Even those with a soft spot for The Dancing Outlaw, the 1991 cult PBS documentary about tap-dancing West Virginian Jesco White, will likely have a hard time warming up to The Wild and Wonderful Whites of West Virginia, a feature-length portrait of a year in the life of Jesco's regionally notorious clan. The enduring comedy and charm of Dancing Outlaw stems largely from the borderline-surrealism of its deranged mountain-man subject, the son of local dancing legend D. Ray White, and a loon whose boogieing skills, opinions on marriage and madness, and bizarre obsession with Elvis make him seem like a fancifully strange fictional caricature come to real life.
While Jesco also appears in Wild and Wonderful (executive produced by Johnny Knoxville), director Julien Nitzberg expands his purview to include the rest of the hell-raising, live-free-and-die-young family, celebrated by Hank Williams III as “the true rebels of the South” for living an unrepentant existence of partying, crime, and mischief. As far as people-behaving-badly docs go, the disreputable film has its mild pleasures, with the sheer brazenness of the White clan's actions—decried by local public defenders, prosecutors, and sheriffs, and typified by Jesco and burly sister Mamie turning their mother's 85th birthday party into a coke and pot-fueled bash—casting the plot-less proceedings as a breakneck, amusing R-rated Jerry Springer nightmare.
Wild and Wonderful is smitten with the redneck brood, but its nonjudgmental stance leads to a sobering warts-and-all depiction of their rampant “fun,” exemplified by husband-slashing Kirk White snorting lines of crushed prescription pills in a hospital room mere moments after putting her newborn daughter to sleep. Kirk's decision to head to rehab after the state confiscates her baby, as well as the story of a younger White awaiting sentencing for repeatedly shooting his uncle in the face and then engaging in an armed standoff with the police, are merely two examples of the dark side to the family's hell-raising lifestyles.

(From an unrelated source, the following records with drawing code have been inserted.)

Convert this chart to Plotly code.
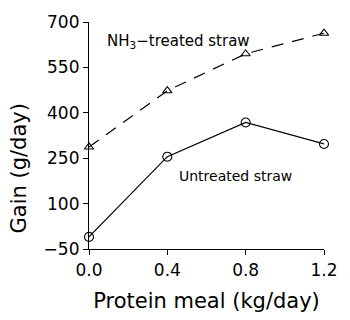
import plotly.graph_objects as go

protein = [0.0, 0.4, 0.8, 1.2]
untreated = [-10, 255, 368, 297]
nh3_treated = [287, 473, 595, 663]

x_ticks = [0.0, 0.4, 0.8, 1.2]
x_tick_labels = ["0.0", "0.4", "0.8", "1.2"]
y_ticks = [-50, 100, 250, 400, 550, 700]

FONT = "DejaVu Sans, Verdana, sans-serif"

fig = go.Figure()
fig.add_trace(go.Scatter(
    x=protein, y=nh3_treated, mode="lines+markers",
    line=dict(color="black", width=1.2, dash="12px,9px"),
    marker=dict(symbol="triangle-up-open", size=8, color="black", line=dict(width=1.1)),
    cliponaxis=False, showlegend=False,
))
fig.add_trace(go.Scatter(
    x=protein, y=untreated, mode="lines+markers",
    line=dict(color="black", width=1.2),
    marker=dict(symbol="circle-open", size=9, color="black", line=dict(width=1.1)),
    cliponaxis=False, showlegend=False,
))

fig.add_annotation(x=0.08, y=634, xref="x", yref="y", xanchor="left", yanchor="middle",
                   text="NH<sub>3</sub>−treated straw", showarrow=False,
                   font=dict(size=15, color="black"))
fig.add_annotation(x=0.45, y=191, xref="x", yref="y", xanchor="left", yanchor="middle",
                   text="Untreated straw", showarrow=False,
                   font=dict(size=14, color="black"))
# y-axis title, sits a little below the axis middle in the reference
fig.add_annotation(x=0, y=216, xref="paper", yref="y", xanchor="center", yanchor="middle",
                   xshift=-70, textangle=-90, text="Gain (g/day)", showarrow=False,
                   font=dict(size=21, color="black"))

axis_common = dict(showline=True, linecolor="black", linewidth=1.2, ticks="outside",
                   ticklen=5, tickwidth=1.1, tickcolor="black", showgrid=False,
                   zeroline=False, tickfont=dict(size=17, color="black"),
                   ticklabeloverflow="allow")
fig.update_xaxes(range=[0, 1.2], tickvals=x_ticks, ticktext=x_tick_labels,
                 title=dict(text="Protein meal (kg/day)", font=dict(size=21, color="black"), standoff=14),
                 **axis_common)
fig.update_yaxes(range=[-50, 700], tickvals=y_ticks, **axis_common)

fig.update_layout(
    width=350, height=320,
    margin=dict(l=89, r=21, t=12, b=71),
    paper_bgcolor="white", plot_bgcolor="white",
    font=dict(family=FONT, color="black"),
)

fig.write_html("out.html", config={"displayModeBar": False},
               post_script="document.body.style.margin='0';")
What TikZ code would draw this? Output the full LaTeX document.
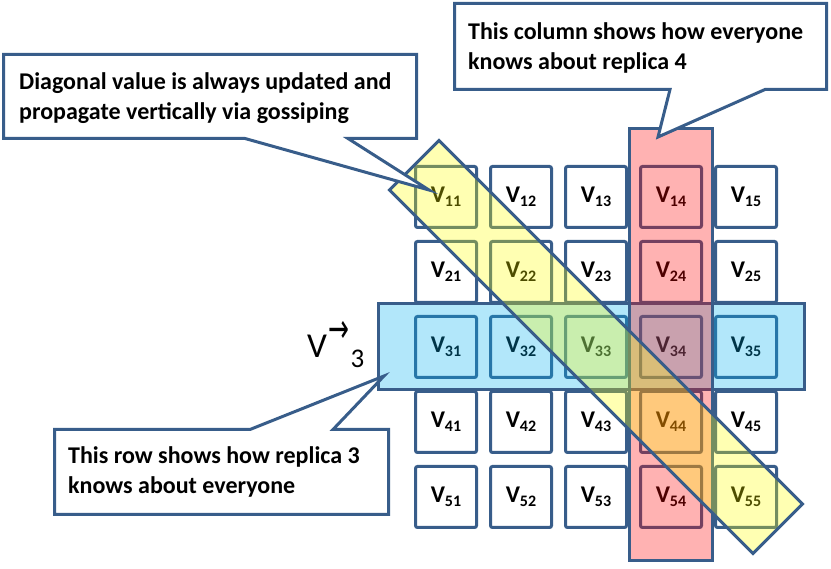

The argument is advanced that their misconduct stems from the coal-mining industry's exploitation of their ancestors, as well as the hazardous profession itself, which is so dangerous that one's mortality is thrown into sharp relief and, in turn, engenders a reckless, devil-may-care attitude. No doubt such analysis holds a bit of water, but it nonetheless falls far short of affording an exculpatory explanation. As a result, it's nearly impossible to feel empathy for, or remain amused by, the Whites—living on the dole thanks to D. Ray's shrewd decision to have them all classified as legally insane—and the destructive, entitled irresponsibility which they proudly pass down to their kids. A mixture of pity and disgust, however, is elicited just fine.